__Record extracts__

++++++

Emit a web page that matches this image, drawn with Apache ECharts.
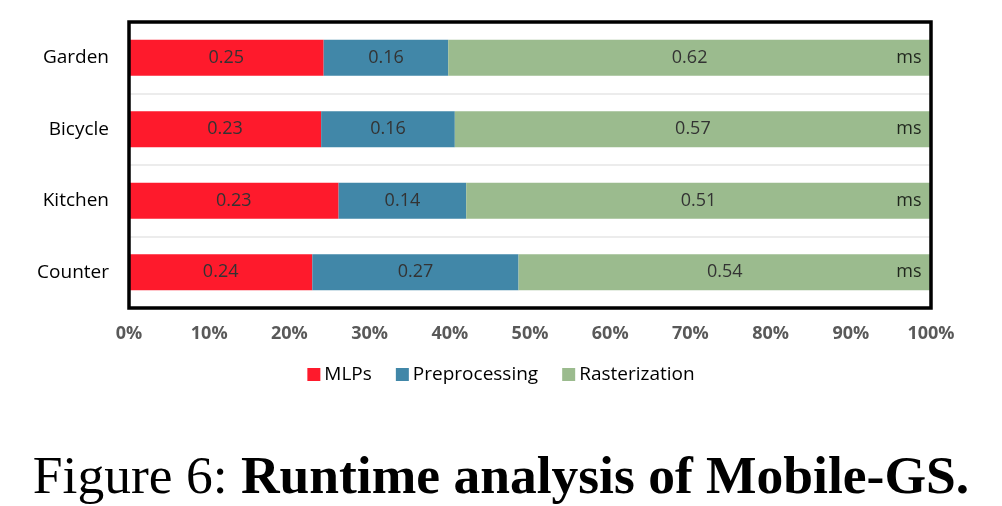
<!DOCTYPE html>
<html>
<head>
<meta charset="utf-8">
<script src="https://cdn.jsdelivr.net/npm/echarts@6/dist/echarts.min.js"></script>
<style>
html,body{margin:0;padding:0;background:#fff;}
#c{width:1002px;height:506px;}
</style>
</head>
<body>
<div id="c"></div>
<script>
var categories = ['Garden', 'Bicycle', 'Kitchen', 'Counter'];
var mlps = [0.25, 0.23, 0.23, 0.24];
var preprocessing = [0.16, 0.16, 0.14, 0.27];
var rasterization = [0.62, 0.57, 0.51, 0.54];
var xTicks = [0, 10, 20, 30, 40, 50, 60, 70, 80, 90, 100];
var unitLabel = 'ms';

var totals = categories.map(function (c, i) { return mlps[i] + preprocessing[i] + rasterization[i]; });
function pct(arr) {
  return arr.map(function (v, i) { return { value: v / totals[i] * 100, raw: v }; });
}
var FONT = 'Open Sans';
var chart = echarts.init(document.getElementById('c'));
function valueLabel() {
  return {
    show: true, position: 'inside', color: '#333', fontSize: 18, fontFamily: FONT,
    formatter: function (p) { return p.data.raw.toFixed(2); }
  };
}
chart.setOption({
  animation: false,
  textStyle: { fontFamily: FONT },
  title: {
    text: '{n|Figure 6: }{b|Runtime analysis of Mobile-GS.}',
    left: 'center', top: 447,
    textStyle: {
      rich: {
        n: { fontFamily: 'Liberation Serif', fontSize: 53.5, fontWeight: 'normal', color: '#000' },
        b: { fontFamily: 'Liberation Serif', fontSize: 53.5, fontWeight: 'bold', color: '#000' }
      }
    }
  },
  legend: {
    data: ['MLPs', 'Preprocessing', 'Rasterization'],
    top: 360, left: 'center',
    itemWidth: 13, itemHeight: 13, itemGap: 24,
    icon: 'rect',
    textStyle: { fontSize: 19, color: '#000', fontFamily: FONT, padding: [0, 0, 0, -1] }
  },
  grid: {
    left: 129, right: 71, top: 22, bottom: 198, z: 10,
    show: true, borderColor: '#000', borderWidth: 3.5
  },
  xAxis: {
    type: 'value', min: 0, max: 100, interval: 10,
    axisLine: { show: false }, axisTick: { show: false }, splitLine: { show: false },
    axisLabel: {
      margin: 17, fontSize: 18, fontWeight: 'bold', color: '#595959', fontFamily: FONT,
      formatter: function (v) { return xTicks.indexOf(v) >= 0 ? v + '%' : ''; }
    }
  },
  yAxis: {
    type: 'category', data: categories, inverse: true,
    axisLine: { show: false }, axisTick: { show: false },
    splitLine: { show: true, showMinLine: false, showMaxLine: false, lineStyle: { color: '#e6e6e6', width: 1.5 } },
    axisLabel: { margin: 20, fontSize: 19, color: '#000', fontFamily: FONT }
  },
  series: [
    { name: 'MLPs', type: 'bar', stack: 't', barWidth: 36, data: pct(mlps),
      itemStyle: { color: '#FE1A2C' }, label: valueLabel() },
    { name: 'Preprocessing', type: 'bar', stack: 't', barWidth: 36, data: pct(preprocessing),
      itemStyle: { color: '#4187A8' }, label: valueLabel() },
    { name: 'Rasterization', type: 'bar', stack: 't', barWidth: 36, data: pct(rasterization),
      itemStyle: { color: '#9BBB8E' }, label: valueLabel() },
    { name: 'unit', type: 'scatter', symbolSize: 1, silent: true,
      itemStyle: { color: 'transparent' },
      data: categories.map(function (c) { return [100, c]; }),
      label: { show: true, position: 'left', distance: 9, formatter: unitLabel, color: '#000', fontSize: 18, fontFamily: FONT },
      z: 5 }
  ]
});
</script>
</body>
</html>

++++++

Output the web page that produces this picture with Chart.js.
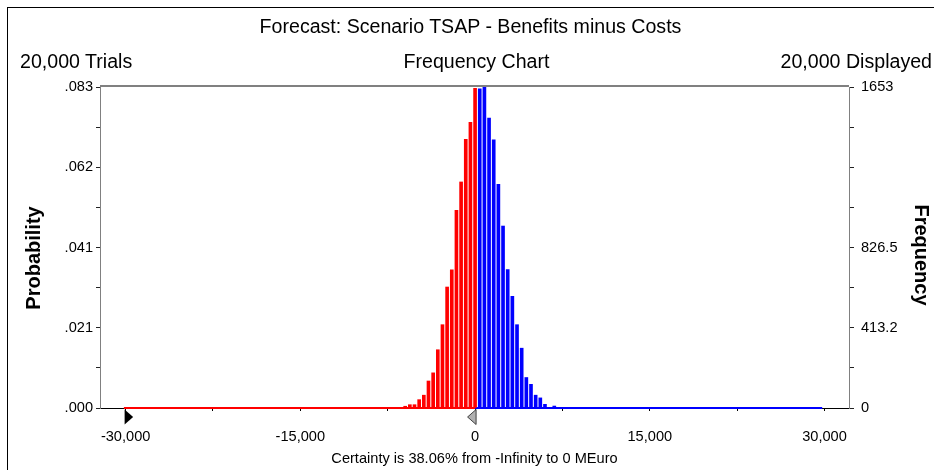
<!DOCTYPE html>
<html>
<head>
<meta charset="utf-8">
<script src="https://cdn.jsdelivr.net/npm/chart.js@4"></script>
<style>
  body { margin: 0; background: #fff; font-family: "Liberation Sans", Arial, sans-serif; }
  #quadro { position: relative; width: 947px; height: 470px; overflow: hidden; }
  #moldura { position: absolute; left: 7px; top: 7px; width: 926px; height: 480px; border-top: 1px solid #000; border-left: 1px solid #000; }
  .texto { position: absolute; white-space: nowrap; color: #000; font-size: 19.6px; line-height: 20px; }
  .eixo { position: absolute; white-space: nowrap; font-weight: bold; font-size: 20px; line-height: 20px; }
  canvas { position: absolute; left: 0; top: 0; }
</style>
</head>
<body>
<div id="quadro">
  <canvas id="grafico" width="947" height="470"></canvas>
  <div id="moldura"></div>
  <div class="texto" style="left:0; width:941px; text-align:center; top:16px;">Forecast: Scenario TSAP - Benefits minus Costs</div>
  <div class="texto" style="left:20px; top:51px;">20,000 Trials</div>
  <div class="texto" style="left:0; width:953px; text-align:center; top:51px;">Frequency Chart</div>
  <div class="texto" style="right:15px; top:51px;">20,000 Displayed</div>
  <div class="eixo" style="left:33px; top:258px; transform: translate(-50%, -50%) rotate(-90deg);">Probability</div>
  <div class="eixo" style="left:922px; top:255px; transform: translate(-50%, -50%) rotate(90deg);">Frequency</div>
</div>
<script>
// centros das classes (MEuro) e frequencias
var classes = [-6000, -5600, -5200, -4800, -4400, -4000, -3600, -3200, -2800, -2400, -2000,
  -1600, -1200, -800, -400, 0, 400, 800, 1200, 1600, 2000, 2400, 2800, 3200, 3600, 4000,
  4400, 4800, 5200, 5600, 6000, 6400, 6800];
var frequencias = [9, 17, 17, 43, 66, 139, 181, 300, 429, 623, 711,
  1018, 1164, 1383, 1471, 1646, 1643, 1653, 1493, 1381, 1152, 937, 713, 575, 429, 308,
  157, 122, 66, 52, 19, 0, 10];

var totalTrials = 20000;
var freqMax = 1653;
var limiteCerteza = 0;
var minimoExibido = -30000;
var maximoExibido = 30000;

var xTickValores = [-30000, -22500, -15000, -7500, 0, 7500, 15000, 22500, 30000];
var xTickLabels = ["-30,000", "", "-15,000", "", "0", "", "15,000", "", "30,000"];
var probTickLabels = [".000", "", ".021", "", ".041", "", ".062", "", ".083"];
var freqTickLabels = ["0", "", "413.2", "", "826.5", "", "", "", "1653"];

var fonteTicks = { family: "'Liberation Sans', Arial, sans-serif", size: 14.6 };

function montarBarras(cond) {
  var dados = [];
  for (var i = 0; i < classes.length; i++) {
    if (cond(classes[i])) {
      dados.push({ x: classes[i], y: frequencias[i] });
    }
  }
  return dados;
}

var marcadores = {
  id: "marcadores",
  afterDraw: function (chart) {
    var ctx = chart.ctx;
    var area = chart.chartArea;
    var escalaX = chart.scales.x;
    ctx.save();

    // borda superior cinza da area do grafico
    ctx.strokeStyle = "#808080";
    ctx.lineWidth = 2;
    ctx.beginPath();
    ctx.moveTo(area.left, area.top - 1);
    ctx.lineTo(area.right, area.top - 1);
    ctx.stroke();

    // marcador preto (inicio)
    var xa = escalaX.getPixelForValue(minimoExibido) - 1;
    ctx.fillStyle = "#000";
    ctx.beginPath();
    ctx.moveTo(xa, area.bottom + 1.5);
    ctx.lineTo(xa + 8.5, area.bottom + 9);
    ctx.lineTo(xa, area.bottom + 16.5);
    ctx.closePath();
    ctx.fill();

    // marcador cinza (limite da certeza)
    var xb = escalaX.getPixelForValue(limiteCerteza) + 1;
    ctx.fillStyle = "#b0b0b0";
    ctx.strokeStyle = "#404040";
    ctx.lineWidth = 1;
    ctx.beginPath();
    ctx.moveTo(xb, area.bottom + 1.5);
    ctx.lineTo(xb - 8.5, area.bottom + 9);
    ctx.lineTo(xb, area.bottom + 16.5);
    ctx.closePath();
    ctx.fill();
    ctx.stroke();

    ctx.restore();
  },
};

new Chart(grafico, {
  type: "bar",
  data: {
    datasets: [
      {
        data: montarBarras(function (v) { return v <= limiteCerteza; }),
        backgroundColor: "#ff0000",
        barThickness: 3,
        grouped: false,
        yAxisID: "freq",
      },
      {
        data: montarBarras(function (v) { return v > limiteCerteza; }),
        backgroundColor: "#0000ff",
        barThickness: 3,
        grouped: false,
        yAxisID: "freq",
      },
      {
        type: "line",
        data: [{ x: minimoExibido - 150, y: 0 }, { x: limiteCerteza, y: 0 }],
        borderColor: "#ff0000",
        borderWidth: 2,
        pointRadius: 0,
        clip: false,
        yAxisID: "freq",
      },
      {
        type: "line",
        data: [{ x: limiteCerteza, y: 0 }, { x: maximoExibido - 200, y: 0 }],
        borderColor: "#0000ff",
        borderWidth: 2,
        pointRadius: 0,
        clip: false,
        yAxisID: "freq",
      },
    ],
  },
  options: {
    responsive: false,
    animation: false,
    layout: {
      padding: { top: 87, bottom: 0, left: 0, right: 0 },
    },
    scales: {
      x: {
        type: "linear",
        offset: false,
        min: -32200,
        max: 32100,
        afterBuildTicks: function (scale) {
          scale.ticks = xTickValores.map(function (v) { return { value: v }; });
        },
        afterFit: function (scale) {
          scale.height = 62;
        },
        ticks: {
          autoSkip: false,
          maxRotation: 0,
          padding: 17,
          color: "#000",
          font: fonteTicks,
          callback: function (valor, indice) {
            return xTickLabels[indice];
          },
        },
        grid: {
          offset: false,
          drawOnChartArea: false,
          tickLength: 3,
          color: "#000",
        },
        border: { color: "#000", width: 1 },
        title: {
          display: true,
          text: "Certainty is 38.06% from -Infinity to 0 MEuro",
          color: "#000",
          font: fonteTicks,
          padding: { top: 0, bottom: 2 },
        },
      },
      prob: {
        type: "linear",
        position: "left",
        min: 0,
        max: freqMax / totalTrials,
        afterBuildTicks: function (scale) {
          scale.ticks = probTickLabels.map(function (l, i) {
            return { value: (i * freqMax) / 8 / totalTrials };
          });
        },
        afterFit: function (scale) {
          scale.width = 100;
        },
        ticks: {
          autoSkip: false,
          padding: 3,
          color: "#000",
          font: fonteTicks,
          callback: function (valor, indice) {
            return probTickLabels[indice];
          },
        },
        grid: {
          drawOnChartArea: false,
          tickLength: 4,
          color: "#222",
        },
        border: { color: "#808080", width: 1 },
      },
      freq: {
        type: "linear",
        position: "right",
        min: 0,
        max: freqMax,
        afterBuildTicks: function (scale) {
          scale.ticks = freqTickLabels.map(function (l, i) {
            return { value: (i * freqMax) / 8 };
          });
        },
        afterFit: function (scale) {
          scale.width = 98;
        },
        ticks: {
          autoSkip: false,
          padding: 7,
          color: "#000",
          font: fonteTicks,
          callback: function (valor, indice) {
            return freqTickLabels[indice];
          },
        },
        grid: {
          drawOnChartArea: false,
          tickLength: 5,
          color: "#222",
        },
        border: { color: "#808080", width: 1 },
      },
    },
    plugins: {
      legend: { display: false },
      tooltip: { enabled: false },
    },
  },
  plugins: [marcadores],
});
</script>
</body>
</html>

++++++

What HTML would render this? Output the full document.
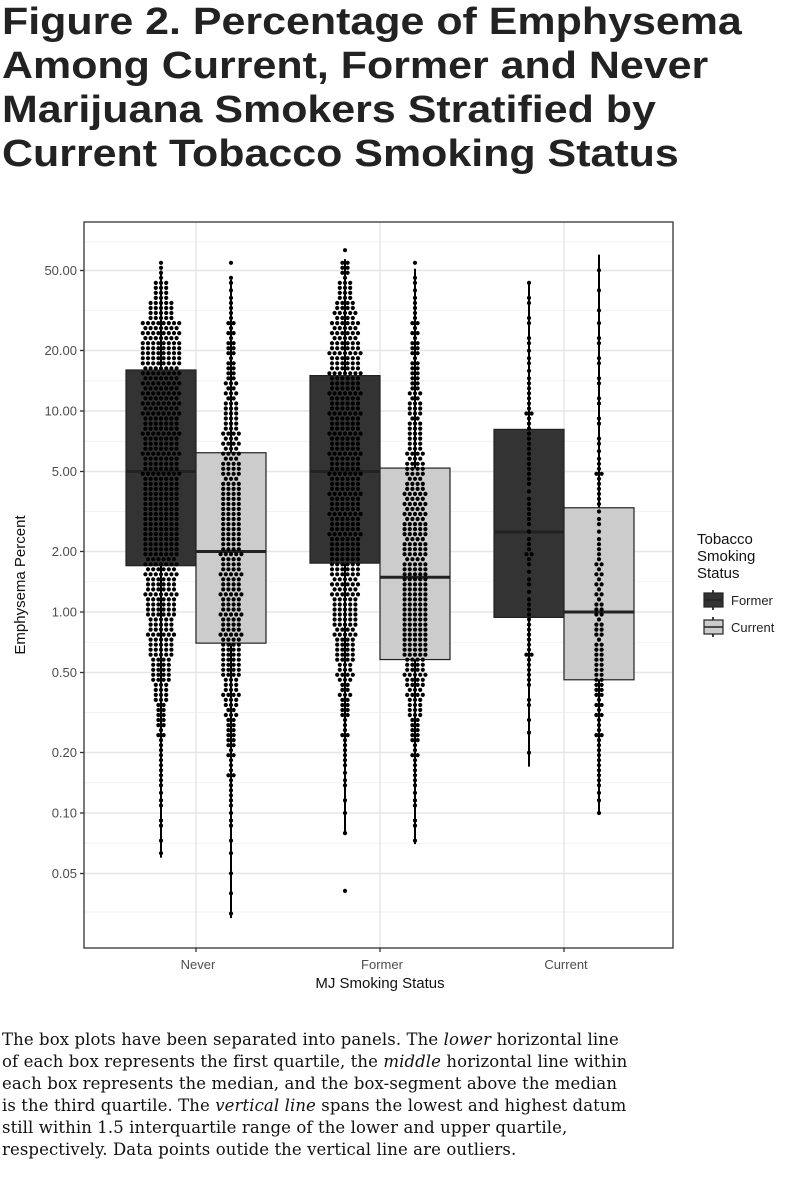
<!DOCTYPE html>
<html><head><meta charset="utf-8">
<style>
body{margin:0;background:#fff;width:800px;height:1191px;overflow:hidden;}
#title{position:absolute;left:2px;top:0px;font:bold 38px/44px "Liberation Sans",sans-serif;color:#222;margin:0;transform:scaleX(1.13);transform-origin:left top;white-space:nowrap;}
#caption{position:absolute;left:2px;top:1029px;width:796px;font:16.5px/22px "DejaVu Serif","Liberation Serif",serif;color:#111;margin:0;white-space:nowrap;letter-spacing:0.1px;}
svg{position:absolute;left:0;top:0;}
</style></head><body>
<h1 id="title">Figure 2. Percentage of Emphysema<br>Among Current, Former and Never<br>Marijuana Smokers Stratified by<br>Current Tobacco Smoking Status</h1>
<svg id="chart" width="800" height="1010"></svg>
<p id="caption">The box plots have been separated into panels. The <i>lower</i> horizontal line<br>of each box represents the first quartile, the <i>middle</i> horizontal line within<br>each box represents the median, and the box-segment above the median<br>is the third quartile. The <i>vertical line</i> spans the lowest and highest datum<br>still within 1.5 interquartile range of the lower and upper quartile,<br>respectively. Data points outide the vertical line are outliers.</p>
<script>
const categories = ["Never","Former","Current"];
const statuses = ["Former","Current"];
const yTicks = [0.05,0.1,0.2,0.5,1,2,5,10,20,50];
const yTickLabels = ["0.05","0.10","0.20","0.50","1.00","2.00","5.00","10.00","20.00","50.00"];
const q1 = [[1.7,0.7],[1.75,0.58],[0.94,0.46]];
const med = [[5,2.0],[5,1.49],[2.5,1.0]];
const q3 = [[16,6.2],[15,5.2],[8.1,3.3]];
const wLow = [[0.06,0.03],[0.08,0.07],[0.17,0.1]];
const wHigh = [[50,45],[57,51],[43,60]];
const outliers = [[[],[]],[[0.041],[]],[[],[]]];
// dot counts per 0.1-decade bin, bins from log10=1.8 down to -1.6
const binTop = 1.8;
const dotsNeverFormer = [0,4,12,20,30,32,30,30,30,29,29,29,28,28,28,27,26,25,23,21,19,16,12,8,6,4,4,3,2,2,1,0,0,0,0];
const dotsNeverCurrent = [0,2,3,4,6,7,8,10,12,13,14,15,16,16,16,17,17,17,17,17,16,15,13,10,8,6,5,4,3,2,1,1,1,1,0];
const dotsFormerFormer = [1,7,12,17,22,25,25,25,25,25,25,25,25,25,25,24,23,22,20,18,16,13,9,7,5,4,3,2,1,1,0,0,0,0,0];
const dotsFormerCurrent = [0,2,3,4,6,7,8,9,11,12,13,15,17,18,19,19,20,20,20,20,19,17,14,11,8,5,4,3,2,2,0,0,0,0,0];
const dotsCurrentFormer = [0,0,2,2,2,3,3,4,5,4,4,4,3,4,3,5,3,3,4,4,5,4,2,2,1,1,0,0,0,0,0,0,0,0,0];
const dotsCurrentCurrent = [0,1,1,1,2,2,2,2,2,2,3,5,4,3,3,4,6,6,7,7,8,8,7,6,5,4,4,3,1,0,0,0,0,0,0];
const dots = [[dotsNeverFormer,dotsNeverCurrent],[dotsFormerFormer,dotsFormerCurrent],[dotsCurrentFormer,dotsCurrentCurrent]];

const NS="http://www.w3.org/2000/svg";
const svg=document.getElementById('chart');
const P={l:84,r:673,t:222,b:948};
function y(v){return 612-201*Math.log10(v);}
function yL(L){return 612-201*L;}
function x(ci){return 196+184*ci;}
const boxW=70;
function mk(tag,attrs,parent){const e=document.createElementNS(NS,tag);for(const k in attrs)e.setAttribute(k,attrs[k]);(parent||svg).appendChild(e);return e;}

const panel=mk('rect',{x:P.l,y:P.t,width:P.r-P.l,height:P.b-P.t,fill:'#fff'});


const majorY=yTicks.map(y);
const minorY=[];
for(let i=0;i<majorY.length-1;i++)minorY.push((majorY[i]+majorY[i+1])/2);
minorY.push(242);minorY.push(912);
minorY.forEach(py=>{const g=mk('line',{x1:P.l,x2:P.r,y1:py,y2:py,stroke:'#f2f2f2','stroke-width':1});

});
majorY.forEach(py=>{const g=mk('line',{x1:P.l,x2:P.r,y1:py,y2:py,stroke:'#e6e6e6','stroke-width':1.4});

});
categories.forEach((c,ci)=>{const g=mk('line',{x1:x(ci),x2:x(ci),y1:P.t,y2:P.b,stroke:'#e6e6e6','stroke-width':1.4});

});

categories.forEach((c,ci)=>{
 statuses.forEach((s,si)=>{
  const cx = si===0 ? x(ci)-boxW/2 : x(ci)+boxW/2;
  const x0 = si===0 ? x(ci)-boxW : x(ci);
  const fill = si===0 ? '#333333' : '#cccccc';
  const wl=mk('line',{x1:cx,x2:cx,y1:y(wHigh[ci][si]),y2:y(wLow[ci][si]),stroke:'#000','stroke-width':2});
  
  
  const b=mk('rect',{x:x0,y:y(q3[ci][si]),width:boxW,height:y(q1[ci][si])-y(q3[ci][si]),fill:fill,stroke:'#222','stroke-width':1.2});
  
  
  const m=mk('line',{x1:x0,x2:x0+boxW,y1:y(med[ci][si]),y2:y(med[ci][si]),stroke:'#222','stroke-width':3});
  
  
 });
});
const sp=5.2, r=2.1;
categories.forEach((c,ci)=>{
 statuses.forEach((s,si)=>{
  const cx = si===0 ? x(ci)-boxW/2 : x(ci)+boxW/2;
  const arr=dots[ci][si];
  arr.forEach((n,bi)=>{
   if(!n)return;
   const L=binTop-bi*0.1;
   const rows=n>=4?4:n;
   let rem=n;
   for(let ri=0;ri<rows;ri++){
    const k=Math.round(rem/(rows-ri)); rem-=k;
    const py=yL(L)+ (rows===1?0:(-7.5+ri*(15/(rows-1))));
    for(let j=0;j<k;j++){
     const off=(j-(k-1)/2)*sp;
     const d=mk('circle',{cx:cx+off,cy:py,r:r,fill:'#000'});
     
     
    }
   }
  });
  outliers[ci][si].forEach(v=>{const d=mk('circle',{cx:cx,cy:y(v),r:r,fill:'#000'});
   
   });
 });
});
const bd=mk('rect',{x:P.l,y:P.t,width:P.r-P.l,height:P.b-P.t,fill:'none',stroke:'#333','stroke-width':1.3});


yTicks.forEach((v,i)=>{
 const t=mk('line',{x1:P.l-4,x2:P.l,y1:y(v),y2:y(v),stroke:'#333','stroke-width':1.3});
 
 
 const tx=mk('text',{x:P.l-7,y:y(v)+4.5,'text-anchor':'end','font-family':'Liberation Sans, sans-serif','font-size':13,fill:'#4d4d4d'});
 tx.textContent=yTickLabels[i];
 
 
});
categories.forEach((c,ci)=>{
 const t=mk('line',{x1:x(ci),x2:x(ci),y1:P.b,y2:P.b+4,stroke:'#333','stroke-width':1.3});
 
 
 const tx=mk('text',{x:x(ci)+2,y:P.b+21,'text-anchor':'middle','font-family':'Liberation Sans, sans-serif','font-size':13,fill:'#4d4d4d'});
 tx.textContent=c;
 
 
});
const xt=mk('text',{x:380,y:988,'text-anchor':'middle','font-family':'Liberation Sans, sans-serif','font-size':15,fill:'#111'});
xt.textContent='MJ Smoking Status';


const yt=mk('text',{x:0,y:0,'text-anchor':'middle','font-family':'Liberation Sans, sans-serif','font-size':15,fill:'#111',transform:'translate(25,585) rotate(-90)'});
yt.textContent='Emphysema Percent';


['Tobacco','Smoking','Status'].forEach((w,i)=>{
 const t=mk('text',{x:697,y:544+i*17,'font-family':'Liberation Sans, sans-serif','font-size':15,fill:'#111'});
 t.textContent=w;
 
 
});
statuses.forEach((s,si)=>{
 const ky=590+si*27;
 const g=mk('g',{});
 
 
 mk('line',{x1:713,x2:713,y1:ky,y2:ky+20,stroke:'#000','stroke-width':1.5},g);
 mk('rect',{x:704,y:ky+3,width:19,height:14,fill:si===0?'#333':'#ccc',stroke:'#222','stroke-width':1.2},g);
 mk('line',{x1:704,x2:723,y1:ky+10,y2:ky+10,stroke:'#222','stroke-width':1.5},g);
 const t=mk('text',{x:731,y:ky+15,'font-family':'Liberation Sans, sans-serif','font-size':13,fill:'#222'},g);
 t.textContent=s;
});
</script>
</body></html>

++++++

Filter the listing above by the word "document"; copy each line that passes.

__Solution to this task__
var chart = echarts.init(document.getElementById('c'));
What HTML would render this? Output the full document.
const svg=document.getElementById('chart');
function mk(tag,attrs,parent){const e=document.createElementNS(NS,tag);for(const k in attrs)e.setAttribute(k,attrs[k]);(parent||svg).appendChild(e);return e;}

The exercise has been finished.